Question

Integrate the following functions with respect to $$x$$.
$$\sqrt{\left (1-x \right )}+\dfrac{1}{\sqrt{\left (1-x \right )}}-\dfrac{1}{\left ( 1-x\right )^2}$$

Answer

**step1** Understanding the Problem

The problem asks us to find the integral of the given function with respect to $$x$$. The function is $$\sqrt{\left (1-x \right )}+\dfrac{1}{\sqrt{\left (1-x \right )}}-\dfrac{1}{\left ( 1-x\right )^2}$$. This is a calculus problem involving finding the antiderivative of a function.

**step2** Rewriting the terms using exponents

To prepare the function for integration using the power rule, we first rewrite each term using fractional and negative exponents.
The first term, the square root of $$(1-x)$$, can be written as:
$$\sqrt{\left (1-x \right )} = \left (1-x \right )^{1/2}$$
The second term, one over the square root of $$(1-x)$$, can be written as:
$$\dfrac{1}{\sqrt{\left (1-x \right )}} = \left (1-x \right )^{-1/2}$$
The third term, one over $$(1-x)$$ squared, can be written as:
$$\dfrac{1}{\left ( 1-x\right )^2} = \left (1-x \right )^{-2}$$
Thus, the function to be integrated becomes:
$$\left (1-x \right )^{1/2} + \left (1-x \right )^{-1/2} - \left (1-x \right )^{-2}$$

**step3** Applying the Power Rule for Integration with a Chain Rule Adjustment

We will integrate each term separately. The general power rule for integration is $$\int u^n du = \frac{u^{n+1}}{n+1} + C$$.
For this problem, our base is $$(1-x)$$. Let $$u = 1-x$$. Then, the differential $$du$$ is the derivative of $$u$$ with respect to $$x$$ times $$dx$$, so $$du = -1 \cdot dx$$, which means $$dx = -du$$.
Therefore, when integrating a term of the form $$(1-x)^n$$ with respect to $$x$$, we apply the power rule and multiply by a factor of $$-1$$ due to the $$-x$$ inside the parenthesis:
$$\int (1-x)^n dx = \int u^n (-du) = -\int u^n du = -\frac{u^{n+1}}{n+1} + C = -\frac{(1-x)^{n+1}}{n+1} + C$$.

**step4** Integrating the first term

Let's integrate the first term, $$\left (1-x \right )^{1/2}$$:
Here, $$n = 1/2$$.
Using the adjusted power rule:
$$-\frac{\left (1-x \right )^{1/2+1}}{1/2+1} = -\frac{\left (1-x \right )^{3/2}}{3/2} = -\frac{2}{3}\left (1-x \right )^{3/2}$$.

**step5** Integrating the second term

Now, we integrate the second term, $$\left (1-x \right )^{-1/2}$$:
Here, $$n = -1/2$$.
Using the adjusted power rule:
$$-\frac{\left (1-x \right )^{-1/2+1}}{-1/2+1} = -\frac{\left (1-x \right )^{1/2}}{1/2} = -2\left (1-x \right )^{1/2}$$.

**step6** Integrating the third term

Finally, we integrate the third term, which is $$-\left (1-x \right )^{-2}$$. The negative sign is part of the original function.
Let's first integrate $$\left (1-x \right )^{-2}$$:
Here, $$n = -2$$.
Using the adjusted power rule:
$$-\frac{\left (1-x \right )^{-2+1}}{-2+1} = -\frac{\left (1-x \right )^{-1}}{-1} = \left (1-x \right )^{-1}$$.
Since the original term was negative ($$-\left (1-x \right )^{-2}$$), the integral of the third term is $$-\left (1-x \right )^{-1}$$.

**step7** Combining the integrated terms

Now, we combine the results from integrating each term.
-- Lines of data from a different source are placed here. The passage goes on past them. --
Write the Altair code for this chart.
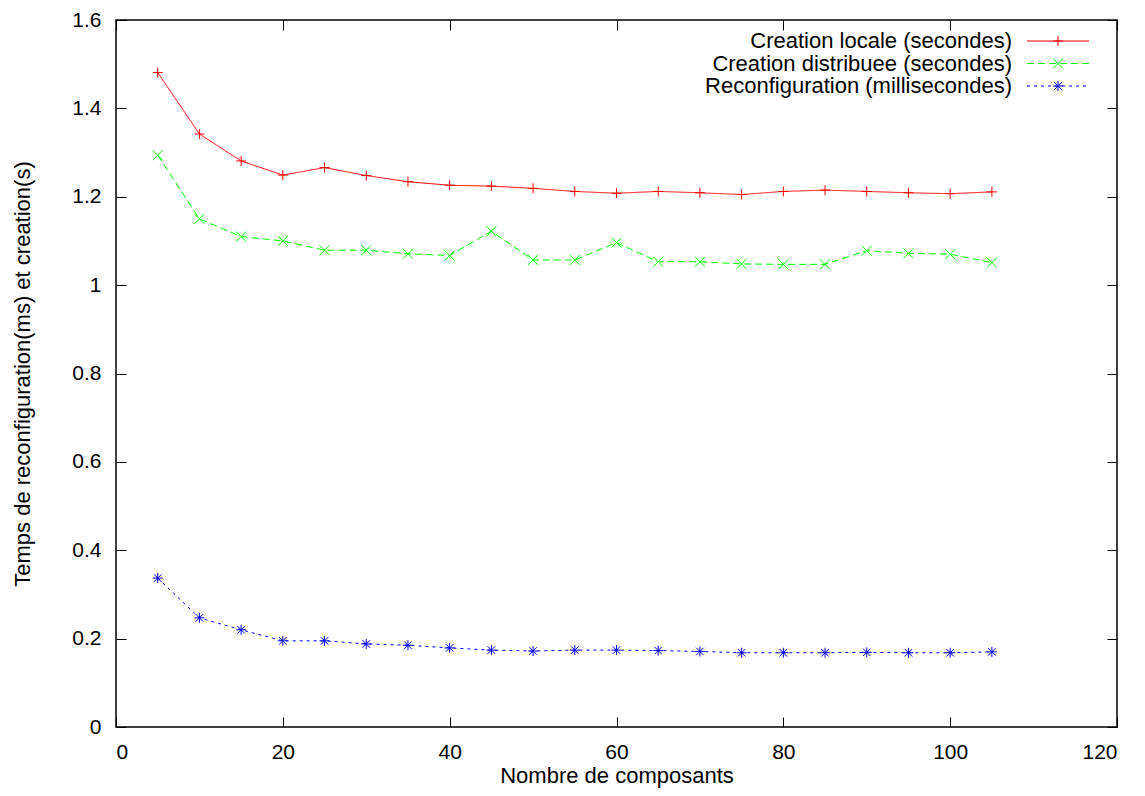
import altair as alt
import pandas as pd

# ---- data ----
n_composants = [5, 10, 15, 20, 25, 30, 35, 40, 45, 50, 55, 60, 65, 70, 75, 80, 85, 90, 95, 100, 105]
creation_locale = [1.481, 1.342, 1.281, 1.249, 1.266, 1.248, 1.234, 1.226, 1.224, 1.219, 1.212,
                   1.208, 1.212, 1.209, 1.205, 1.212, 1.215, 1.212, 1.209, 1.207, 1.211]
creation_distribuee = [1.294, 1.150, 1.110, 1.100, 1.079, 1.079, 1.071, 1.067, 1.122, 1.057, 1.057,
                       1.096, 1.053, 1.053, 1.048, 1.047, 1.047, 1.078, 1.072, 1.070, 1.051]
reconfiguration = [0.337, 0.247, 0.220, 0.195, 0.195, 0.188, 0.185, 0.179, 0.174, 0.172, 0.174,
                   0.174, 0.173, 0.171, 0.168, 0.168, 0.168, 0.169, 0.168, 0.168, 0.170]

series_names = ["Creation locale (secondes)", "Creation distribuee (secondes)",
                "Reconfiguration (millisecondes)"]
x_ticks = [0, 20, 40, 60, 80, 100, 120]
y_ticks = [0, 0.2, 0.4, 0.6, 0.8, 1.0, 1.2, 1.4, 1.6]

# ---- styles ----
series_colors = ["#ff0000", "#00ff00", "#0000ff"]
series_dashes = [[1, 0], [7, 4], [3, 4]]
shape_plus = "M-1,0L1,0M0,-1L0,1"
shape_x = "M-1,-1L1,1M-1,1L1,-1"
shape_star = "M-1,0L1,0M0,-1L0,1M-0.75,-0.75L0.75,0.75M-0.75,0.75L0.75,-0.75"
series_shapes = [shape_plus, shape_x, shape_star]

FONT = "Liberation Sans"
W, H = 1001, 707

rows = []
for name, vals in zip(series_names, [creation_locale, creation_distribuee, reconfiguration]):
    for x, v in zip(n_composants, vals):
        rows.append({"n": x, "value": v, "series": name})
df = pd.DataFrame(rows)

xscale = alt.Scale(domain=[0, 120], nice=False, zero=False)
yscale = alt.Scale(domain=[0, 1.6], nice=False)
color = alt.Color("series:N", scale=alt.Scale(domain=series_names, range=series_colors), legend=None)
dash = alt.StrokeDash("series:N", scale=alt.Scale(domain=series_names, range=series_dashes), legend=None)
shape = alt.Shape("series:N", scale=alt.Scale(domain=series_names, range=series_shapes), legend=None)

common = dict(grid=False, domain=False, ticks=True, tickSize=10, tickColor="black", tickWidth=1,
              offset=-10, labelFont=FONT, labelFontSize=21, labelColor="black",
              titleFont=FONT, titleFontSize=22, titleColor="black", titleFontWeight="normal")

x_bottom = alt.Axis(values=x_ticks, orient="bottom", labelPadding=14,
                    title="Nombre de composants", titleX=W / 2, titleY=65,
                    titleBaseline="alphabetic", titleAlign="center", **common)
y_left = alt.Axis(values=y_ticks, orient="left", labelPadding=15, format="~g",
                  title="Temps de reconfiguration(ms) et creation(s)", titleAngle=-90,
                  titleX=-97, titleY=H / 2, titleAlign="center", titleBaseline="alphabetic", **common)
x_top = alt.Axis(values=x_ticks, orient="top", labels=False, title=None, **common)
y_right = alt.Axis(values=y_ticks, orient="right", labels=False, title=None, **common)

lines = alt.Chart(df).mark_line(strokeWidth=1).encode(
    x=alt.X("n:Q", scale=xscale, axis=x_bottom),
    y=alt.Y("value:Q", scale=yscale, axis=y_left),
    color=color, strokeDash=dash,
)
points = alt.Chart(df).mark_point(filled=False, size=100, strokeWidth=1, opacity=1).encode(
    x=alt.X("n:Q", scale=xscale, axis=x_top),
    y=alt.Y("value:Q", scale=yscale, axis=y_right),
    color=color, shape=shape,
)

# ---- gnuplot-style key (top right, text then sample) ----
key_text_right = W - 105
key_line_x1, key_line_x2 = W - 90, W - 28
key_top, key_step = 21, 22.5
key_layers = []
for i, name in enumerate(series_names):
    yk = key_top + key_step * i
    key_layers.append(
        alt.Chart(pd.DataFrame({"label": [name]})).mark_text(
            align="right", baseline="middle", font=FONT, fontSize=22, color="black"
        ).encode(x=alt.value(key_text_right), y=alt.value(yk), text="label:N")
    )
    key_layers.append(
        alt.Chart(pd.DataFrame({"label": [name]})).mark_rule(
            color=series_colors[i], strokeDash=series_dashes[i], strokeWidth=1
        ).encode(x=alt.value(key_line_x1), x2=alt.value(key_line_x2), y=alt.value(yk))
    )
    key_layers.append(
        alt.Chart(pd.DataFrame({"label": [name]})).mark_point(
            shape=series_shapes[i], filled=False, size=100, strokeWidth=1, opacity=1,
            color=series_colors[i]
        ).encode(x=alt.value((key_line_x1 + key_line_x2) / 2), y=alt.value(yk))
    )

chart = alt.layer(lines, points, *key_layers).resolve_axis(
    x="independent", y="independent"
).properties(
    width=W, height=H,
    autosize=alt.AutoSizeParams(type="none"),
    padding={"left": 108, "top": 12, "right": 20, "bottom": 61},
    background="white",
).configure_view(stroke="black", strokeWidth=1.5)

chart.save("out.html", embed_options={"renderer": "svg", "actions": False})
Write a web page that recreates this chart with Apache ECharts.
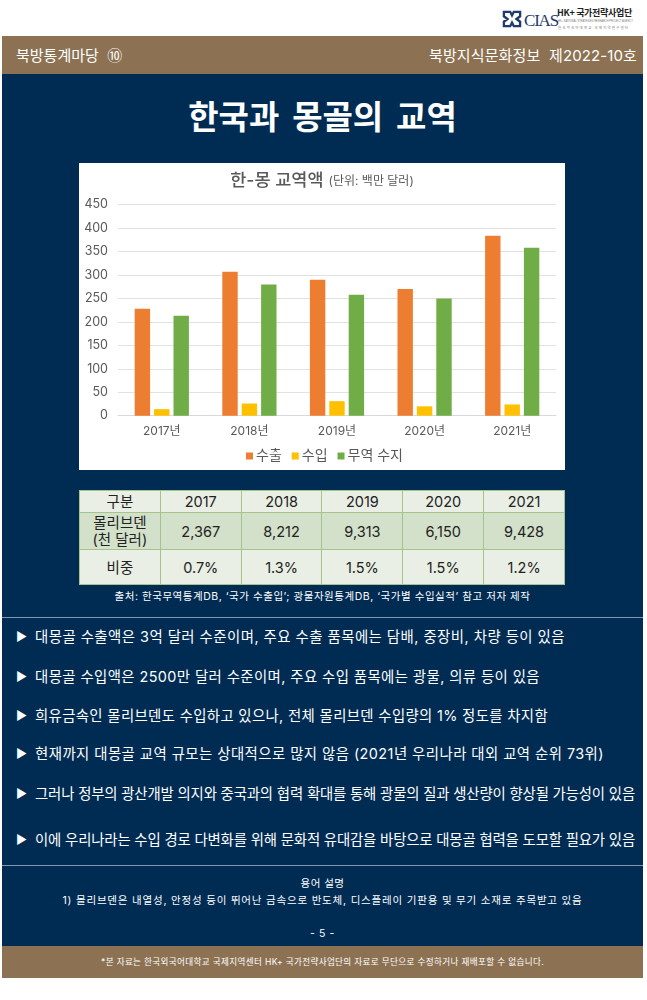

Remember to include the constant of integration, $$C$$, at the end of the total integral.
Summing the integrated terms:
$$-\frac{2}{3}\left (1-x \right )^{3/2} - 2\left (1-x \right )^{1/2} - \left (1-x \right )^{-1} + C$$.

**step8** Simplifying the final result

For a clearer final answer, we can convert the terms back from exponential form to radical and fractional forms:
$$\left (1-x \right )^{3/2} = \left (1-x \right )\sqrt{1-x}$$
$$\left (1-x \right )^{1/2} = \sqrt{1-x}$$
$$\left (1-x \right )^{-1} = \frac{1}{1-x}$$
Substituting these into our combined integral:
$$-\frac{2}{3}\left (1-x \right )\sqrt{1-x} - 2\sqrt{1-x} - \frac{1}{1-x} + C$$
This is the final integrated form of the given function.